SECTION 4. NO RULE AREAS TO TAKE INTO ACCOUNT THIS REVENUE PROCEDURE
.01 Areas in Which PLRs Will Not Be Issued.
(1) Principal purpose determinations regarding the one class of stock requirement. The IRS will not issue a PLR under § 1362(f) addressing the validity or continuation of an S election in situations regarding the one class of stock requirement that require a determination of the existence of a principal purpose because such a determination is inherently factual in nature. See section 6.02 of Rev. Proc. 2022-1 (or any successor revenue procedure). Accordingly, the IRS will not issue a PLR under § 1362(f) addressing:
(a) For purposes of determining whether all outstanding shares of stock confer identical rights to distribution and liquidation proceeds under § 1.1361-1(l)(2), whether a principal purpose of a commercial contractual agreement, buy-sell agreement, an agreement restricting the transferability of stock, or a redemption agreement is to circumvent the one class of stock requirement of § 1361(b)(1)(D) and § 1.1361-1(l) (see § 1.1361-1(l)(2)(i) and (iii)(A)(1)); or
(b) For purposes of determining whether an instrument, obligation, or arrangement is treated as a second class of stock, whether:
(i) A principal purpose of issuing or entering into an instrument, obligation, or arrangement is to circumvent the rights to distribution or liquidation proceeds conferred by the outstanding shares of stock or to circumvent the limitation on eligible shareholders contained in § 1.1361-1(b)(1) (see § 1.1361-1(l)(4)(ii)(A)(2)); or
(ii) A principal purpose of an unwritten advance or proportionately held obligation is to circumvent the rights of the outstanding shares of stock or the limitation on eligible shareholders under § 1.1361‑1(l)(4)(ii)(A)(2) (see § 1.1361-1(l)(4)(ii)(B)).
(2) Comfort rulings. The IRS will not issue a PLR under § 1362(f) addressing the validity or continuation of an S election or a QSub election in situations addressed by the relief procedures provided in sections 3.01 through 3.05 of this revenue procedure because such a PLR would comprise a “Comfort Ruling” (as defined by section 6.11 of Rev. Proc. 2022-1 and section 4.02(9) of Rev. Proc. 2022-3). Accordingly, the IRS will not issue a PLR under § 1362(f) addressing:
(a) Disproportionate distributions. Determinations of the validity or continuation of an S election with regard to one or more disproportionate distributions (as defined in section 2.03(2) of this revenue procedure) if the governing provisions confer identical rights to distribution and liquidation proceeds. See § 1.1361-1(l)(1) and (2).

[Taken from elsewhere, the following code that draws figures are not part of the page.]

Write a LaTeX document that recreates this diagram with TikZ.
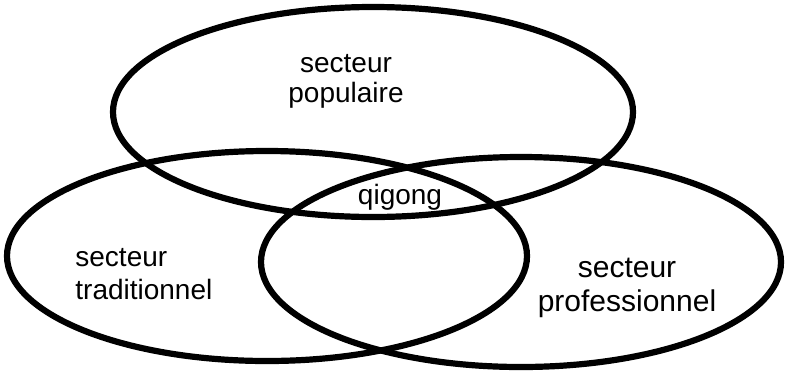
\documentclass[tikz,border=0pt]{standalone}
\usepackage{fontspec}
\setmainfont{Liberation Sans}
\usetikzlibrary{shapes.geometric}
\begin{document}
\begin{tikzpicture}[x=0.5pt,y=-0.5pt,
  sector/.style={ellipse,draw,line width=3.1pt,minimum width=260pt,
                 minimum height=105pt,inner sep=0pt},
  tag/.style={align=center,inner sep=0pt},
  wide/.style={font=\fontsize{14}{16.5}\selectfont},
  every node/.style={font=\fontsize{14}{15}\selectfont}]
\path[use as bounding box] (0,0) rectangle (785,370);
\node[sector] (populaire) at (373,112) {};
\node[sector] (traditionnel) at (267,256) {};
\node[sector] (professionnel) at (521,262) {};
\node[tag] (popText) at (346,81) {secteur\\populaire};
\node[tag,wide,align=left,anchor=west] (tradText) at (75,274)
  {secteur\\traditionnel};
\node[tag,wide,font=\fontsize{15}{17}\selectfont] (profText) at (627,288)
  {secteur\\professionnel};
\node[tag,anchor=base] (qigong) at (400,204) {qigong};
\end{tikzpicture}
\end{document}
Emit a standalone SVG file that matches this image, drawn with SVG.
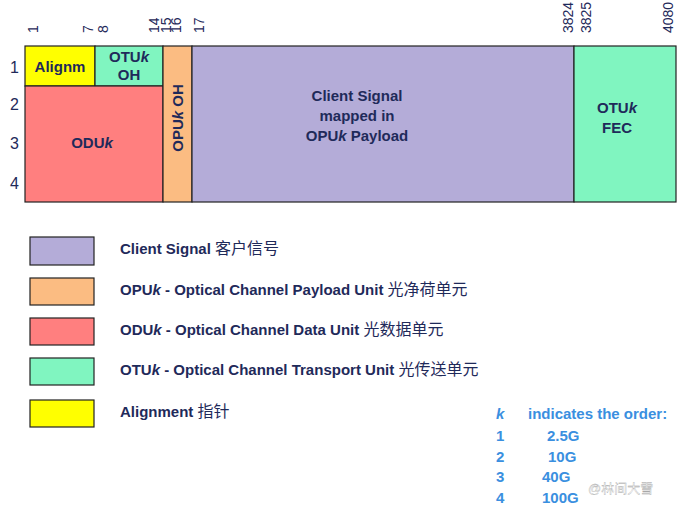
<svg xmlns="http://www.w3.org/2000/svg" width="692" height="506" viewBox="0 0 692 506">
<style>
.t{font-family:"Liberation Sans",Arial,sans-serif;font-weight:bold;fill:#1f2a5a;font-size:15px}
.c{font-family:"Noto Sans CJK SC",sans-serif;font-weight:normal;font-size:16px}
.n{font-family:"Liberation Sans",Arial,sans-serif;fill:#1f2a5a;font-size:14px}
.r{font-family:"Liberation Sans",Arial,sans-serif;fill:#1f2a5a;font-size:16px}
.b{font-family:"Liberation Sans",Arial,sans-serif;font-weight:bold;fill:#3a8fe0;font-size:15px}
.s{stroke:#222;stroke-width:1.2}
</style>
<rect width="692" height="506" fill="#fff"/>
<g id="frame">
<g id="align"><rect class="s" x="25" y="46" width="70" height="40" fill="#ffff00"/><text class="t" x="60" y="72" text-anchor="middle">Alignm</text></g>
<g id="otuoh"><rect class="s" x="95" y="46" width="68" height="40" fill="#80f5c0"/><text class="t" x="129" y="62" text-anchor="middle">OTU<tspan font-style="italic">k</tspan></text><text class="t" x="129" y="80" text-anchor="middle">OH</text></g>
<g id="oduk"><rect class="s" x="25" y="86" width="138" height="116" fill="#ff7f7f"/><text class="t" x="92" y="148" text-anchor="middle">ODU<tspan font-style="italic">k</tspan></text></g>
<g id="opuoh"><rect class="s" x="163" y="46" width="29" height="156" fill="#fbbc82"/><text class="t" transform="translate(183,118) rotate(-90)" text-anchor="middle">OPU<tspan font-style="italic">k</tspan> OH</text></g>
<g id="client"><rect class="s" x="192" y="46" width="382" height="156" fill="#b4acd8"/><text class="t" x="357" y="101" text-anchor="middle">Client Signal</text><text class="t" x="357" y="121" text-anchor="middle">mapped in</text><text class="t" x="357" y="141" text-anchor="middle">OPU<tspan font-style="italic">k</tspan>  Payload</text></g>
<g id="fec"><rect class="s" x="574" y="46" width="102" height="156" fill="#80f5c0"/><text class="t" x="617" y="113" text-anchor="middle">OTU<tspan font-style="italic">k</tspan></text><text class="t" x="617" y="133" text-anchor="middle">FEC</text></g>
</g>
<g id="labels">
<text class="n" transform="translate(38,33) rotate(-90)">1</text>
<text class="n" transform="translate(93,33) rotate(-90)">7</text>
<text class="n" transform="translate(108,33) rotate(-90)">8</text>
<text class="n" transform="translate(159,33) rotate(-90)">14</text>
<text class="n" transform="translate(171,33) rotate(-90)">15</text>
<text class="n" transform="translate(181,33) rotate(-90)">16</text>
<text class="n" transform="translate(204,33) rotate(-90)">17</text>
<text class="n" transform="translate(573,33) rotate(-90)">3824</text>
<text class="n" transform="translate(591,33) rotate(-90)">3825</text>
<text class="n" transform="translate(673,33) rotate(-90)">4080</text>
<text class="r" x="10" y="73">1</text>
<text class="r" x="10" y="110">2</text>
<text class="r" x="10" y="149">3</text>
<text class="r" x="10" y="189">4</text>
</g>
<g id="legend">
<rect class="s" x="30" y="237" width="64" height="28" fill="#b4acd8"/>
<rect class="s" x="30" y="278" width="64" height="27" fill="#fbbc82"/>
<rect class="s" x="30" y="318" width="64" height="27" fill="#ff7f7f"/>
<rect class="s" x="30" y="358" width="64" height="27" fill="#80f5c0"/>
<rect class="s" x="30" y="400" width="64" height="27" fill="#ffff00"/>
<text class="t" x="120" y="254">Client Signal <tspan class="c">客户信号</tspan></text>
<text class="t" x="120" y="295">OPU<tspan font-style="italic">k</tspan> - Optical Channel Payload Unit <tspan class="c">光净荷单元</tspan></text>
<text class="t" x="120" y="335">ODU<tspan font-style="italic">k</tspan> - Optical Channel Data Unit  <tspan class="c">光数据单元</tspan></text>
<text class="t" x="120" y="375">OTU<tspan font-style="italic">k</tspan> - Optical Channel Transport Unit  <tspan class="c">光传送单元</tspan></text>
<text class="t" x="120" y="417">Alignment <tspan class="c">指针</tspan></text>
</g>
<g id="order">
<text class="b" x="496" y="419" font-style="italic">k</text>
<text class="b" x="528" y="419">indicates the order:</text>
<text class="b" x="496" y="441">1</text><text class="b" x="547" y="441">2.5G</text>
<text class="b" x="496" y="462">2</text><text class="b" x="548" y="462">10G</text>
<text class="b" x="496" y="482">3</text><text class="b" x="542" y="482">40G</text>
<text class="b" x="496" y="503">4</text><text class="b" x="542" y="503">100G</text>
<text x="588" y="493" font-family="Liberation Sans,Noto Sans CJK SC,sans-serif" font-size="13" fill="#ffffff" fill-opacity="0.85" stroke="#999" stroke-width="0.3">@林间大雪</text>
</g>
</svg>
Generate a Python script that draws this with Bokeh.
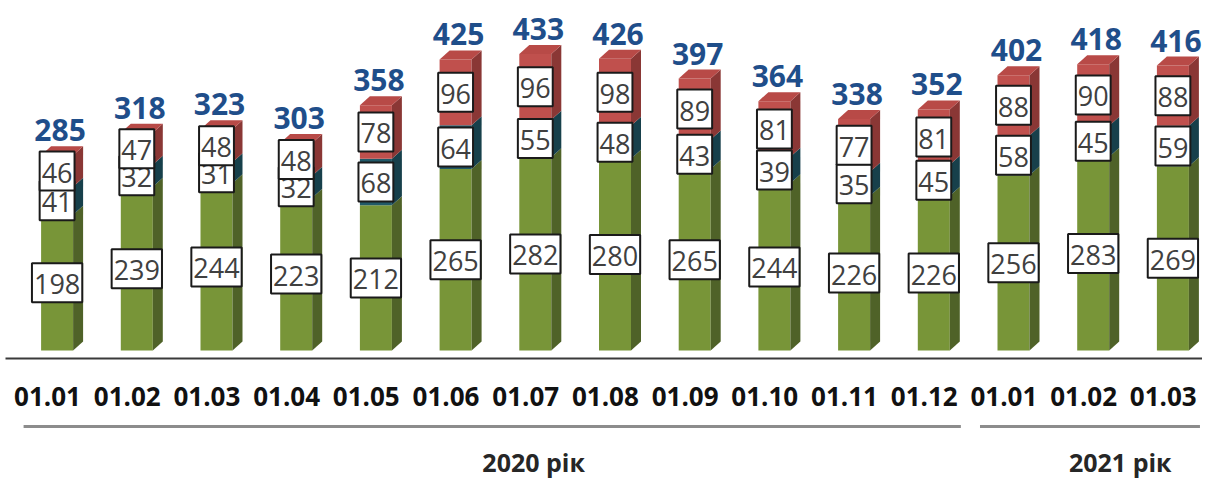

(b) Missing administrative S election acceptance letter or QSub election acceptance letter. Whether a missing administrative letter from the IRS accepting an election for a corporation to be an S corporation or accepting an election for a corporation to be a QSub affects the validity or continuation of the election.
(c) Filing of Federal income tax return inconsistent with status as an S corporation or QSub. Whether the filing of a Federal income tax return that is inconsistent with a corporation's status as an S corporation or a QSub affects the validity or continuation of the S election or QSub election (as appropriate).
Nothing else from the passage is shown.